- What is being asked -
Look below for the line with "Give me the" and the line with "import numpy as np"; repeat exactly those two lines and all lines between them, but no pictures.

[Begin]

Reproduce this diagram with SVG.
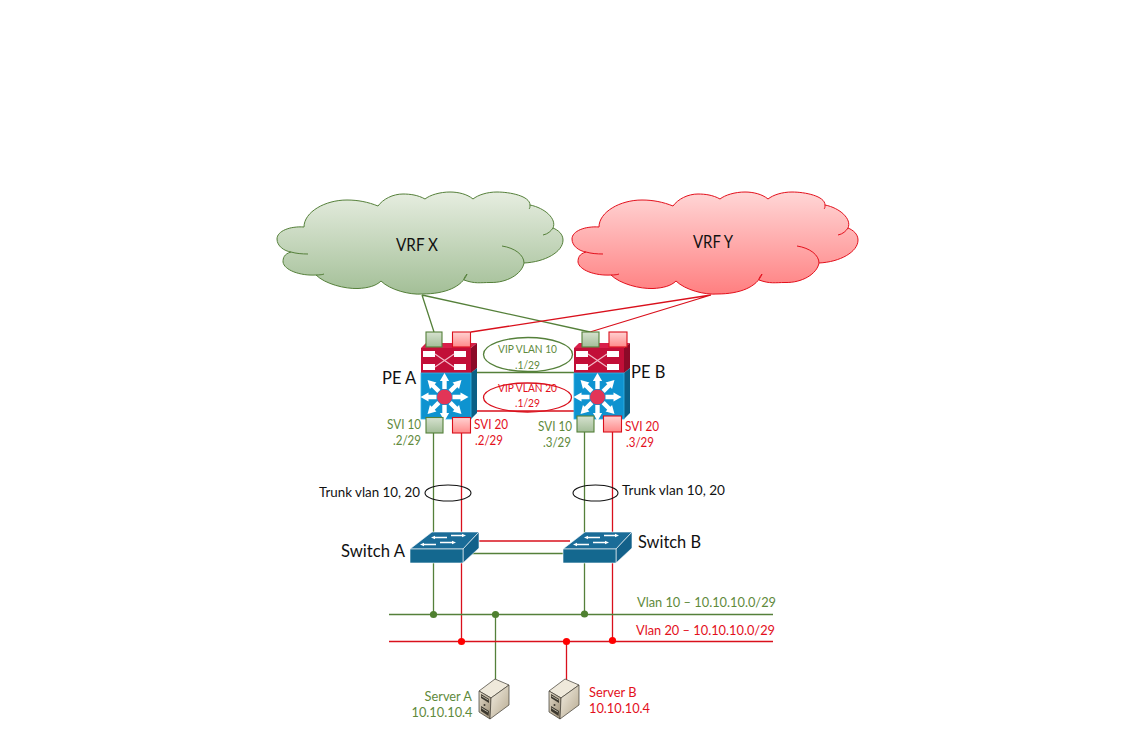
<svg xmlns="http://www.w3.org/2000/svg" xmlns:xlink="http://www.w3.org/1999/xlink" width="1134" height="756" viewBox="0 0 1134 756">
<style>
text{font-family:Lato,"Liberation Sans",sans-serif;fill:#111}
text.g{fill:#5f8a3c}
text.r{fill:#e3101c}
.s{font-size:12.8px}
.t{font-size:13.3px}
.b{font-size:16.5px}
.m{font-size:12px}
.lg{stroke:#55803a;stroke-width:1.3;fill:none}
.lr{stroke:#d9101c;stroke-width:1.3;fill:none}
.lk{stroke:#111;stroke-width:1.1;fill:none}
.pg{fill:url(#portG);stroke:#55803a;stroke-width:1.1}
.pr{fill:url(#portR);stroke:#d9101c;stroke-width:1.1}
.in{fill:none;stroke-width:1}
</style>
<defs>
<linearGradient id="cloudG" x1="0" y1="0" x2="0" y2="1"><stop offset="0" stop-color="#e6ede0"/><stop offset="1" stop-color="#a3bf97"/></linearGradient>
<linearGradient id="cloudR" x1="0" y1="0" x2="0" y2="1"><stop offset="0" stop-color="#ffd6d6"/><stop offset="1" stop-color="#ff7f80"/></linearGradient>
<linearGradient id="portG" x1="0" y1="0" x2="0" y2="1"><stop offset="0" stop-color="#d6e2cf"/><stop offset="1" stop-color="#a3bd98"/></linearGradient>
<linearGradient id="portR" x1="0" y1="0" x2="0" y2="1"><stop offset="0" stop-color="#ffd2d2"/><stop offset="1" stop-color="#ff8a8a"/></linearGradient>
<linearGradient id="srvL" x1="0" y1="0" x2="1" y2="1"><stop offset="0" stop-color="#e4dccb"/><stop offset="1" stop-color="#9d8f76"/></linearGradient>
<linearGradient id="srvR" x1="0" y1="0" x2="1" y2="1"><stop offset="0" stop-color="#f4efe4"/><stop offset="1" stop-color="#b6a98f"/></linearGradient>
<path id="cloudShape" d="M304,227C290,226 277,231 277,239C277,246 284,251 291,252C284,254 283,258 283,262C284,270 300,276 316,275C325,284 345,289 358,288.500C368,288 376,286 381,281C390,290 410,295 422,294C445,294 462,287 467,274C463,279 464,280 464,280C475,284 480,282.500 490,282.500C507,283 522,274 524,263C545,262 563,252 563,240C563,234 558,230 553,228C557,219 545,208 530,205C530,196 510,192 497,192C487,192 478,195 473,199C467,194 458,192 450,192C440,192 430,195 425,199C418,195 410,194 403,194C393,194 383,199 378,206C368,202 358,200 347,200C325,200 304,212 304,227Z"/>
<path id="cloudInner" d="M291,252C296,253.500 302,254 308,254M316,275C320,275 323,274.500 324,274M502,246C515,248 524,255 524,263M543,235C548,234 551,231 553,228M530,205C530,207 530,208 529,209"/>
<path id="ray" d="M8,-2.200L16,-2.200L16,-4.600L24,0L16,4.600L16,2.200L8,2.200Z" fill="#fff"/>
<g id="pe">
<path d="M421,348L426,343L477,343L471,348Z" fill="#d81e4a"/>
<path d="M471,348L477,343L477,368L471,373Z" fill="#8c0a28"/>
<rect x="421" y="348" width="50" height="25" fill="#c20f38"/>
<path d="M423,351h12v6h-12zM454,351h12v6h-12zM423,364h12v6h-12zM454,364h12v6h-12z" fill="#fff"/>
<path d="M435,354L454,367M435,367L454,354" stroke="#f2b8c6" stroke-width="1.200" fill="none"/>
<path d="M471,373L477,368L477,413L471,419Z" fill="#0b5f85"/>
<rect x="421" y="373" width="50" height="46" fill="#0e93d0" stroke="#35b5e5" stroke-width=".8"/>
<use xlink:href="#ray" href="#ray" transform="translate(444.500,397)"/>
<use xlink:href="#ray" href="#ray" transform="translate(444.500,397) rotate(45)"/>
<use xlink:href="#ray" href="#ray" transform="translate(444.500,397) rotate(90)"/>
<use xlink:href="#ray" href="#ray" transform="translate(444.500,397) rotate(135)"/>
<use xlink:href="#ray" href="#ray" transform="translate(444.500,397) rotate(180)"/>
<use xlink:href="#ray" href="#ray" transform="translate(444.500,397) rotate(225)"/>
<use xlink:href="#ray" href="#ray" transform="translate(444.500,397) rotate(270)"/>
<use xlink:href="#ray" href="#ray" transform="translate(444.500,397) rotate(315)"/>
<circle cx="444.500" cy="397" r="7.500" fill="#e23557"/>
</g>
<g id="sw">
<path d="M410,549L432,532L479,532L463,549Z" fill="#1a6c98" stroke="#fff" stroke-width=".6"/>
<path d="M463,549L479,532L479,548L463,563Z" fill="#13618a" stroke="#fff" stroke-width=".6"/>
<rect x="410" y="549" width="53" height="14" fill="#14688f" stroke="#fff" stroke-width=".6"/>
<path d="M434,537.500h13M451,535.500h12M423,544.500h13M440,542.500h13" stroke="#fff" stroke-width="1.300" fill="none"/>
<path d="M431,537.500l4,-1.800v3.600zM466,535.500l-4,-1.800v3.600zM420,544.500l4,-1.800v3.600zM456,542.500l-4,-1.800v3.600z" fill="#fff"/>
</g>
<g id="srv">
<path d="M479,691L495,679L509,685L491,698Z" fill="#efe9db" stroke="#3d3a30" stroke-width=".7"/>
<path d="M479,691L491,698L490,719L479,712Z" fill="url(#srvL)" stroke="#3d3a30" stroke-width=".7"/>
<path d="M491,698L509,685L509,705L490,719Z" fill="url(#srvR)" stroke="#3d3a30" stroke-width=".7"/>
<path d="M481,694L489,699L489,703L481,698ZM481,706L489,711L488.500,716L481,711Z" fill="#3c382e"/>
<path d="M481.500,696L488.500,700M481.500,708L488,712" stroke="#d8d2c0" stroke-width=".8" fill="none"/>
<circle cx="484.500" cy="705" r="1" fill="#3c382e"/>
</g>
</defs>

<g id="connectors">
<path class="lg" d="M422,295L434,332M422,295L590,332"/>
<path class="lr" d="M711,295L471,332M711,295L590,332"/>
<path class="lg" d="M462,372.500H590"/>
<path class="lr" d="M477,411H574"/>
<path class="lg" d="M433.500,433V615M584.500,432V614"/>
<path class="lr" d="M461.500,433V641M612.500,432V641"/>
<path class="lr" d="M479,541H570"/>
<path class="lg" d="M470,553.500H563"/>
<path class="lg" d="M389,614.500H773M495.500,614.500V680"/>
<path class="lr" d="M389,641.500H773M566.500,641.500V680"/>
</g>

<g id="vrf-x">
<use xlink:href="#cloudShape" href="#cloudShape" fill="url(#cloudG)" stroke="#55803a" stroke-width="1"/>
<use xlink:href="#cloudInner" href="#cloudInner" class="in" stroke="#55803a"/>
<text x="396" y="251" class="b" textLength="42" lengthAdjust="spacingAndGlyphs">VRF X</text>
</g>
<g id="vrf-y">
<use xlink:href="#cloudShape" href="#cloudShape" x="295" fill="url(#cloudR)" stroke="#e3101c" stroke-width="1"/>
<use xlink:href="#cloudInner" href="#cloudInner" x="295" class="in" stroke="#e3101c"/>
<text x="693" y="248" class="b" textLength="40" lengthAdjust="spacingAndGlyphs">VRF Y</text>
</g>

<g id="pe-a">
<use xlink:href="#pe" href="#pe"/>
<rect class="pg" x="426" y="332" width="16" height="15"/>
<rect class="pr" x="452.500" y="332" width="18" height="15"/>
<rect class="pg" x="426" y="417.500" width="17" height="15.500"/>
<rect class="pr" x="452.500" y="417.500" width="18" height="15.500"/>
<text x="382" y="384" class="b">PE A</text>
<text x="387" y="429" class="s g" textLength="34" lengthAdjust="spacingAndGlyphs">SVI 10</text>
<text x="393" y="445" class="s g" textLength="28" lengthAdjust="spacingAndGlyphs">.2/29</text>
<text x="474" y="429" class="s r" textLength="34" lengthAdjust="spacingAndGlyphs">SVI 20</text>
<text x="475" y="445" class="s r" textLength="28" lengthAdjust="spacingAndGlyphs">.2/29</text>
</g>
<g id="pe-b">
<use xlink:href="#pe" href="#pe" x="153"/>
<rect class="pg" x="582" y="332" width="17" height="15"/>
<rect class="pr" x="609" y="332" width="18" height="15"/>
<rect class="pg" x="577" y="416" width="17" height="16"/>
<rect class="pr" x="603.500" y="416" width="18" height="16"/>
<text x="631" y="378" class="b">PE B</text>
<text x="538" y="431" class="s g" textLength="34" lengthAdjust="spacingAndGlyphs">SVI 10</text>
<text x="543" y="447" class="s g" textLength="28" lengthAdjust="spacingAndGlyphs">.3/29</text>
<text x="625" y="431" class="s r" textLength="34" lengthAdjust="spacingAndGlyphs">SVI 20</text>
<text x="626" y="447" class="s r" textLength="28" lengthAdjust="spacingAndGlyphs">.3/29</text>
</g>

<g id="vip-10">
<ellipse class="lg" cx="528" cy="354.500" rx="44.500" ry="17"/>
<text x="498" y="353" class="m g" textLength="59" lengthAdjust="spacingAndGlyphs">VIP VLAN 10</text>
<text x="515" y="369" class="m g" textLength="25" lengthAdjust="spacingAndGlyphs">.1/29</text>
</g>
<g id="vip-20">
<ellipse class="lr" cx="527.500" cy="397.500" rx="44" ry="14.500"/>
<text x="498" y="392" class="m r" textLength="59" lengthAdjust="spacingAndGlyphs">VIP VLAN 20</text>
<text x="515" y="407" class="m r" textLength="25" lengthAdjust="spacingAndGlyphs">.1/29</text>
</g>

<g id="trunk-a">
<ellipse class="lk" cx="448" cy="493" rx="23" ry="8"/>
<text x="319" y="497" class="t" textLength="101" lengthAdjust="spacingAndGlyphs">Trunk vlan 10, 20</text>
</g>
<g id="trunk-b">
<ellipse class="lk" cx="595.500" cy="493" rx="22.500" ry="8"/>
<text x="622" y="495" class="t" textLength="103" lengthAdjust="spacingAndGlyphs">Trunk vlan 10, 20</text>
</g>

<g id="switch-a">
<use xlink:href="#sw" href="#sw"/>
<text x="341" y="557" class="b" textLength="64" lengthAdjust="spacingAndGlyphs">Switch A</text>
</g>
<g id="switch-b">
<use xlink:href="#sw" href="#sw" x="153"/>
<text x="638" y="548" class="b" textLength="63" lengthAdjust="spacingAndGlyphs">Switch B</text>
</g>

<g id="junctions">
<circle cx="433.500" cy="614.500" r="3.600" fill="#4f8030"/>
<circle cx="495.500" cy="614.500" r="3.600" fill="#4f8030"/>
<circle cx="584.500" cy="614" r="3.600" fill="#4f8030"/>
<circle cx="461.500" cy="641.500" r="3.600" fill="#f00"/>
<circle cx="566.500" cy="641.500" r="3.600" fill="#f00"/>
<circle cx="612.500" cy="640.500" r="3.600" fill="#f00"/>
</g>

<g id="vlan-10"><text x="637" y="607" class="s g" textLength="139" lengthAdjust="spacingAndGlyphs">Vlan 10 – 10.10.10.0/29</text></g>
<g id="vlan-20"><text x="636" y="634.500" class="s r" textLength="139" lengthAdjust="spacingAndGlyphs">Vlan 20 – 10.10.10.0/29</text></g>

<g id="server-a">
<use xlink:href="#srv" href="#srv"/>
<text x="472" y="701" text-anchor="end" class="s g">Server A</text>
<text x="472.500" y="717" text-anchor="end" class="s g">10.10.10.4</text>
</g>
<g id="server-b">
<use xlink:href="#srv" href="#srv" x="70"/>
<text x="589" y="697" class="s r">Server B</text>
<text x="589" y="713" class="s r">10.10.10.4</text>
</g>
</svg>
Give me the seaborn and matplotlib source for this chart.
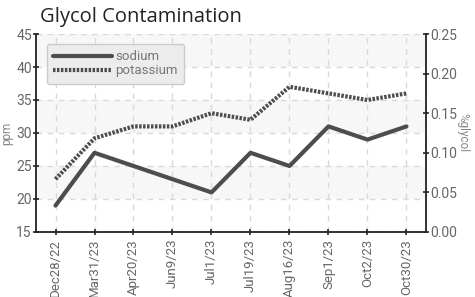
import matplotlib
matplotlib.use("Agg")
import matplotlib.pyplot as plt
import seaborn as sns
import pandas as pd
import numpy as np

dates = ["Dec28/22", "Mar31/23", "Apr20/23", "Jun9/23", "Jul1/23", "Jul19/23",
         "Aug16/23", "Sep1/23", "Oct2/23", "Oct30/23"]
sodium = [19, 27, 25, 23, 21, 27, 25, 31, 29, 31]
potassium = [23, 29.2, 31, 31, 33, 32, 37, 36, 35, 36]
left_ticks = [15, 20, 25, 30, 35, 40, 45]
right_ticks = [0.00, 0.05, 0.10, 0.15, 0.20, 0.25]

sns.set_style("white")
plt.rcParams['font.family'] = ['Roboto', 'DejaVu Sans']

df = pd.DataFrame({"x": np.arange(len(dates)), "sodium": sodium, "potassium": potassium})

fig = plt.figure(figsize=(4.75, 2.97), dpi=100)
ax = fig.add_axes([0.0758, 0.2189, 0.821, 0.6666])

# background bands
for i, (lo, hi) in enumerate(zip(left_ticks[:-1], left_ticks[1:])):
    if (len(left_ticks) - 2 - i) % 2 == 0:
        ax.axhspan(lo, hi, color="#f7f7f7", zorder=0, lw=0)

sns.lineplot(data=df, x="x", y="sodium", ax=ax, color="#4d4d4d", lw=3,
             label="sodium", zorder=3)
sns.lineplot(data=df, x="x", y="potassium", ax=ax, color="#4d4d4d", lw=3,
             linestyle=(0, (0.6, 0.35)), label="potassium", zorder=3)

ax.set_xlim(-0.5, len(dates) - 0.5)
ax.set_ylim(15, 45)
ax.set_yticks(left_ticks)
ax.set_xticks(df["x"])
ax.set_xticklabels(dates, rotation=90, fontsize=9.5, color="#666666")
ax.tick_params(axis="y", labelsize=10, labelcolor="#666666", length=4, width=1.2,
               direction="inout", left=True, pad=1)
ax.tick_params(axis="x", length=4, width=1.2, direction="inout", bottom=True, pad=3)
ax.grid(True, color="#d9d9d9", linestyle=(0, (4, 4)), lw=1)
ax.set_axisbelow(True)
ax.set_xlabel("")
ax.set_ylabel("ppm", fontsize=8.5, color="#888888", labelpad=2)
for s in ["top", "right"]:
    ax.spines[s].set_visible(False)
for s in ["left", "bottom"]:
    ax.spines[s].set_color("#222222")
    ax.spines[s].set_linewidth(1.3)

ax2 = ax.twinx()
ax2.set_ylim(0, 0.25)
ax2.set_yticks(right_ticks)
ax2.set_yticklabels([f"{t:.2f}" for t in right_ticks])
ax2.tick_params(axis="y", labelsize=10, labelcolor="#666666", length=4, width=1.2,
                direction="inout", right=True, pad=1)
ax2.set_ylabel("%glycol", rotation=270, fontsize=8.5, color="#888888", labelpad=9)
for s in ["top", "left", "bottom"]:
    ax2.spines[s].set_visible(False)
ax2.spines["right"].set_color("#222222")
ax2.spines["right"].set_linewidth(1.3)

leg = ax.legend(loc="upper left", bbox_to_anchor=(0.01, 0.985), fontsize=9.5,
                frameon=True, fancybox=True, handlelength=4.5, handletextpad=0.2,
                labelspacing=0.1, borderpad=0.5, labelcolor="#777777")
leg.get_frame().set_facecolor("#ececec")
leg.get_frame().set_edgecolor("#cccccc")
leg.get_frame().set_alpha(1)

fig.text(0.084, 0.925, "Glycol Contamination", fontsize=14.5, color="#222222",
         family=["Open Sans", "DejaVu Sans"])

fig.savefig("out.png", dpi=100)
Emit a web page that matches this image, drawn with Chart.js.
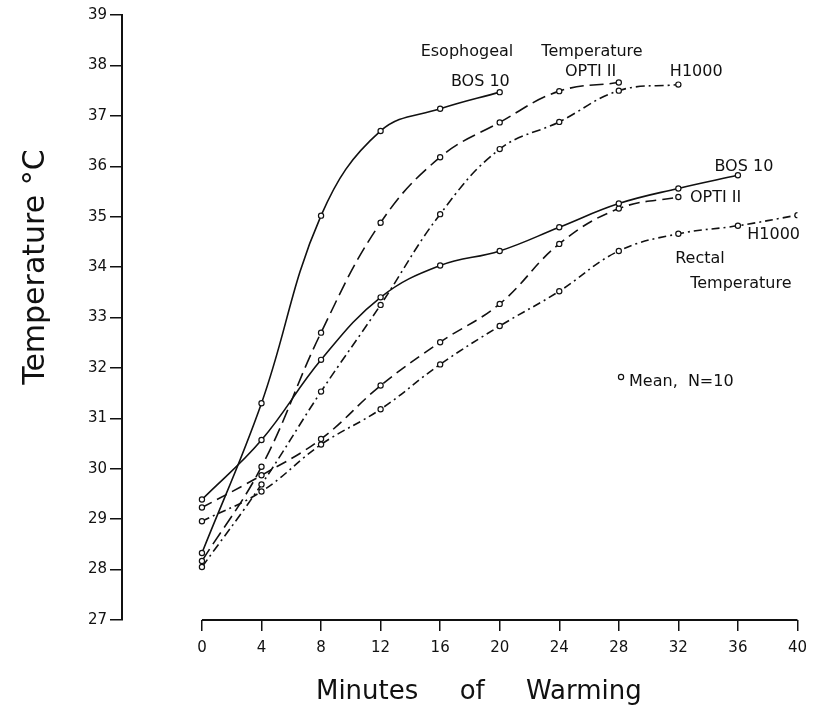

[End]

- Worked answer -
Give me the seaborn and matplotlib source for this chart.
import matplotlib
matplotlib.use("Agg")
import matplotlib.pyplot as plt
import seaborn as sns
import pandas as pd
import numpy as np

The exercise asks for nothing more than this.